For manual cars, an upgraded clutch will be necessary to handle the increased torque. Finally, simple chassis braces, like front and rear strut tower bars, stiffen the chassis and sharpen steering response.

Level 3: The Advanced & Aesthetic Touches

This is where builds diverge into personal expression and serious performance goals. These are major investments that define the car’s ultimate purpose.

The Single Turbo Conversion

To go beyond ~400hp, you’ll need to ditch the factory twin-turbo setup for a single, more efficient turbocharger. This is a significant undertaking that requires an upgraded fuel system, a standalone ECU, and a professional tune. The result is a massive increase in power potential, with builds easily reaching 500-700hp on a well-built engine.

Body Kits and Aero: Form and Function

The Mark II is a canvas for classic Japanese styling. Body kits from brands like Vertex, BN Sports, or Origin Labo can completely change the car’s presence.
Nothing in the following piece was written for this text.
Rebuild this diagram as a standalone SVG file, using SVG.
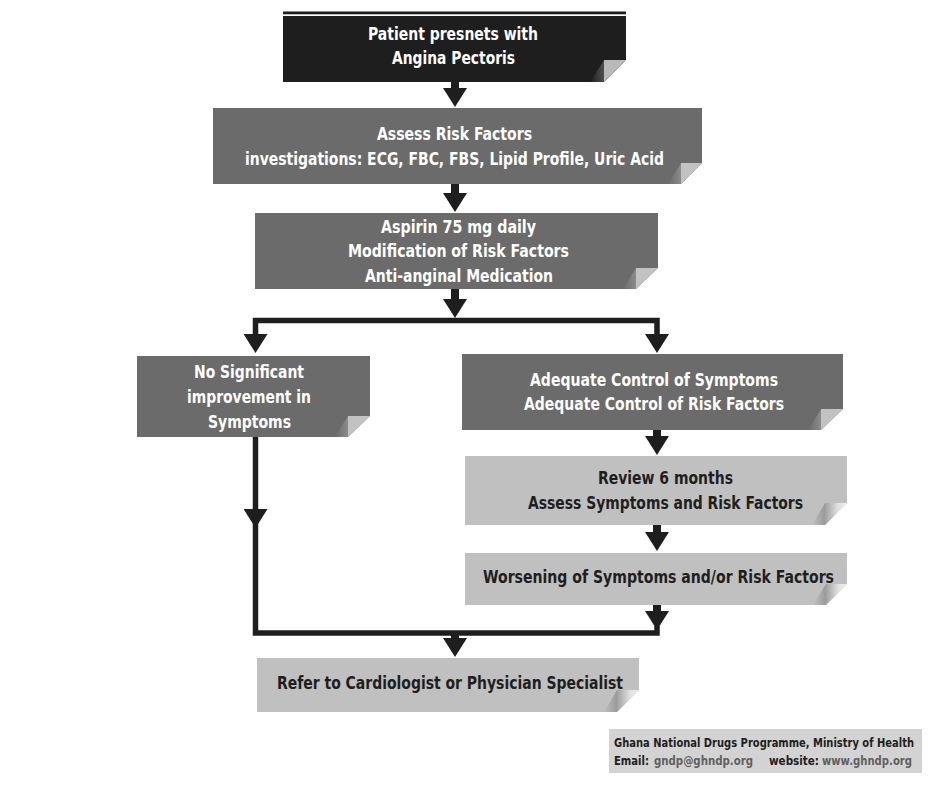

While largely aesthetic for street cars, a well-designed front lip, side skirts, and rear wing can provide aerodynamic benefits at high speeds on the track.

Interior Upgrades: The Driver’s Cockpit

Your connection to the car happens in the driver’s seat. Upgrading to a supportive bucket seat (like a Bride or Recaro) holds you in place during cornering. A smaller diameter steering wheel provides quicker inputs. And a clean set of gauges (boost, oil pressure, water temp) allows you to monitor your engine’s health.
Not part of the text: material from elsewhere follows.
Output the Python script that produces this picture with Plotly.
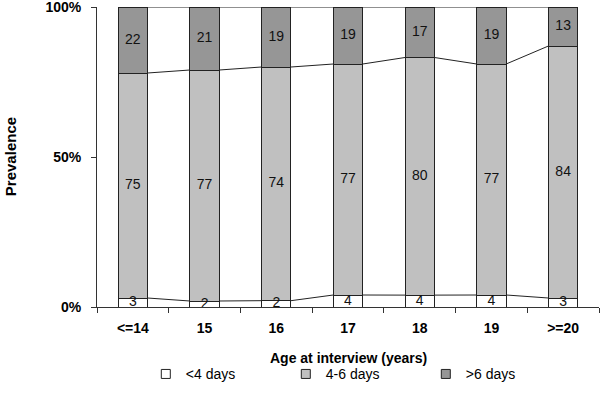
import plotly.graph_objects as go

categories = ["<=14", "15", "16", "17", "18", "19", ">=20"]
series_names = ["<4 days", "4-6 days", ">6 days"]
lt4 = [3, 2, 2, 4, 4, 4, 3]
d4_6 = [75, 77, 74, 77, 80, 77, 84]
gt6 = [22, 21, 19, 19, 17, 19, 13]
colors = ["#ffffff", "#c0c0c0", "#969696"]
y_ticks = [0, 50, 100]
y_ticklabels = ["0%", "50%", "100%"]

series = [lt4, d4_6, gt6]
n = len(categories)
totals = [sum(s[i] for s in series) for i in range(n)]
norm = [[s[i] / totals[i] * 100 for i in range(n)] for s in series]

FONT = "Liberation Sans, Arial, Helvetica, sans-serif"
BW = 0.41
EDGE = "#222222"

fig = go.Figure()
for name, vals, col in zip(series_names, norm, colors):
    fig.add_trace(go.Bar(
        x=list(range(n)), y=vals, name=name, width=BW, showlegend=False,
        marker=dict(color=col, line=dict(color=EDGE, width=1)),
        hoverinfo="skip",
    ))

cum = [0.0] * n
tops, mids = [], []
for vals in norm:
    mids.append([cum[i] + vals[i] / 2 for i in range(n)])
    cum = [cum[i] + vals[i] for i in range(n)]
    tops.append(list(cum))

for t in tops:
    xs, ys = [], []
    for i in range(n - 1):
        xs += [i + BW / 2, i + 1 - BW / 2, None]
        ys += [t[i], t[i + 1], None]
    fig.add_trace(go.Scatter(
        x=xs, y=ys, mode="lines", xaxis="x2", showlegend=False,
        line=dict(color=EDGE, width=1), hoverinfo="skip", cliponaxis=False,
    ))

for raw, m in zip(series, mids):
    fig.add_trace(go.Scatter(
        x=list(range(n)), y=m, mode="text", text=[str(v) for v in raw],
        textfont=dict(family=FONT, size=14, color="#111111"),
        xaxis="x2", showlegend=False, hoverinfo="skip", cliponaxis=False,
    ))

# legend entries (small square swatches)
for name, col in zip(series_names, colors):
    fig.add_trace(go.Scatter(
        x=[None], y=[None], mode="markers", name=name, xaxis="x2",
        marker=dict(symbol="square", size=9, color=col, line=dict(color=EDGE, width=1)),
    ))

fig.update_layout(
    width=600, height=410,
    margin=dict(l=97, r=1, t=7, b=103, autoexpand=False),
    paper_bgcolor="white", plot_bgcolor="white",
    barmode="stack",
    font=dict(family=FONT, size=14, color="black"),
    xaxis=dict(
        range=[-0.5, n - 0.5], tickmode="array",
        tickvals=list(range(n)), ticktext=categories,
        showline=True, linecolor="#333333", linewidth=1,
        ticks="outside", ticklen=8, tickcolor="rgba(0,0,0,0)",
        showgrid=False, zeroline=False,
        tickfont=dict(family=FONT, size=14, color="black", weight="bold"),
        minor=dict(tickvals=[i - 0.5 for i in range(n + 1)], ticks="outside",
                   ticklen=5, tickcolor="#333333", showgrid=False),
    ),
    xaxis2=dict(range=[-0.5, n - 0.5], overlaying="x", visible=False),
    yaxis=dict(
        range=[0, 100], tickmode="array", tickvals=y_ticks, ticktext=y_ticklabels,
        showline=True, linecolor="#333333", linewidth=1,
        ticks="outside", ticklen=12, tickcolor="rgba(0,0,0,0)",
        ticklabeloverflow="allow",
        showgrid=False, zeroline=False,
        tickfont=dict(family=FONT, size=14, color="black", weight="bold"),
        minor=dict(tickvals=y_ticks, ticks="outside", ticklen=5,
                   tickcolor="#333333", showgrid=False),
    ),
    legend=dict(
        orientation="h", xref="container", yref="container",
        x=0.243, xanchor="left", y=0.126, yanchor="top",
        entrywidth=95, entrywidthmode="pixels",
        font=dict(family=FONT, size=14, color="black"),
        traceorder="normal",
    ),
    annotations=[
        dict(text="<b>Prevalence</b>", textangle=-90, x=-0.173, xref="paper",
             xanchor="center", y=0.5, yref="paper", showarrow=False,
             font=dict(family=FONT, size=15)),
        dict(text="<b>Age at interview (years)</b>", x=0.5, xref="paper",
             xanchor="center", y=-0.17, yref="paper", yanchor="middle",
             showarrow=False, font=dict(family=FONT, size=14)),
    ],
)
fig.write_html("out.html", config={"displayModeBar": False},
               post_script="document.body.style.margin='0';")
Secrets to the Perfect Mark II Build

  • Balance is Everything. The biggest secret is to upgrade the car as a complete system. Don’t chase a big horsepower number without upgrading your brakes, suspension, and tires to match. A well-balanced 350hp car is infinitely more fun and faster on a real road than a sloppy 500hp car that can’t stop or turn.
  • The “OEM+” Philosophy is Your Friend. Before you spend thousands on aftermarket parts, look at what you can borrow from other high-performance Toyotas. Supra brakes, Aristo 2JZ-GTE engines, Soarer parts—they often fit with minor modification and offer factory reliability.
  • My Biggest Mistake: The Cheap Wastegate. Early in my JZX90 build, I tried to save a few hundred dollars on an external wastegate. On the dyno, it failed, causing a massive boost spike. Luckily, we shut it down in time, but it was a stark reminder: never, ever cheap out on parts that control boost or fuel. Your engine’s life depends on it.
  • Listen to the Car. After every modification, take the time to drive and feel the changes. Does it feel right? Are there new noises? A great build is an ongoing conversation between you and the machine. Pay attention to what it’s telling you.

Frequently Asked Questions

What is the best first mod for a Toyota Mark II?

A quality set of coilovers and performance tires. This combination provides the most significant improvement in driving feel and handling, forming a solid foundation for any future power upgrades.

How much power can a stock 1JZ-GTE handle?

With basic bolt-on upgrades like an intercooler, exhaust, and boost controller, a healthy stock 1JZ-GTE engine can reliably handle 350-400 horsepower with a proper tune and supporting fuel system.

Are Toyota Mark II parts hard to find?

While specific body panels and interior trim can be challenging to source in the US, many mechanical components are shared with the Supra, Soarer, and Lexus IS300/GS300, making engine and suspension parts widely available.

Which Mark II generation is best for modifying?

The JZX90 and JZX100 are the most popular choices due to their modern double-wishbone suspension, massive aftermarket support, and the robust 1JZ-GTE VVT-i engine in the later models.